Written messages, however, are useful for recording agreements and thought processes that need to be accessed later, and to help people remember what needs to be done. Use them for:

  • Sharing factual information or instructions, where the receiver may need to refer back to the information later on.

  • Recording agreements.

  • Praise. While it is also great to give and receive praise in verbal form, written praise is something the other person can keep and refer to in downtimes.

Visual messages (graphs, figures, images, videos).

In some cases, such as sharing factual information, graphs, figures, images, or other visualizations can be an even better choice than written words. Since we all consume so much written information all day long in emails, newsletters, media and so on, it is no surprise that we are so much more tempted by videos, images or graphs that cut through the monotony. Think about which posts grab your attention on social media.

Visual information can be consumed faster, and studies show that graphs or images are remembered much better than written words.

Visual messages can still be misinterpreted though, so you'll need to take care when preparing them to ensure they're interpreted appropriately. Use them for:

  • Conveying complex information in a summarized way

  • Grabbing people’s attention, cutting through the information noise

  • When you want a key message to be remembered

Figure out people’s preferred communication channel.

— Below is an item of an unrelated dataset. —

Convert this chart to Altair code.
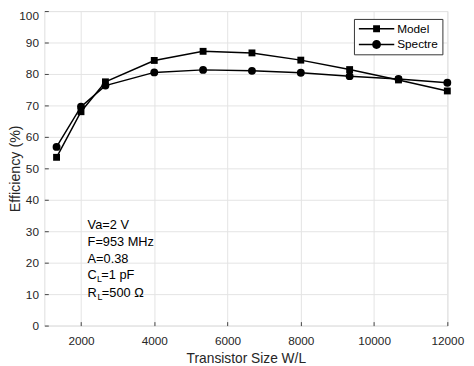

Same as you and me, we all have our preferred communication channels. When you work with other people (your team members, your boss, clients), it usually pays off to figure out early on which are their preferred ones. Email? A quick call? Text-messages? Which text-messaging app do they use? Are they the kind that prefer a hallway chat?


Contacting them in their preferred channel can facilitate communication, and ensure that you get the answers you need, when you need them. Of course, you still need to take into account the advantages and disadvantages of each channel, as we discussed above, but you’ll know you have a better shot at getting a good communication started when aligning with their preferred channel.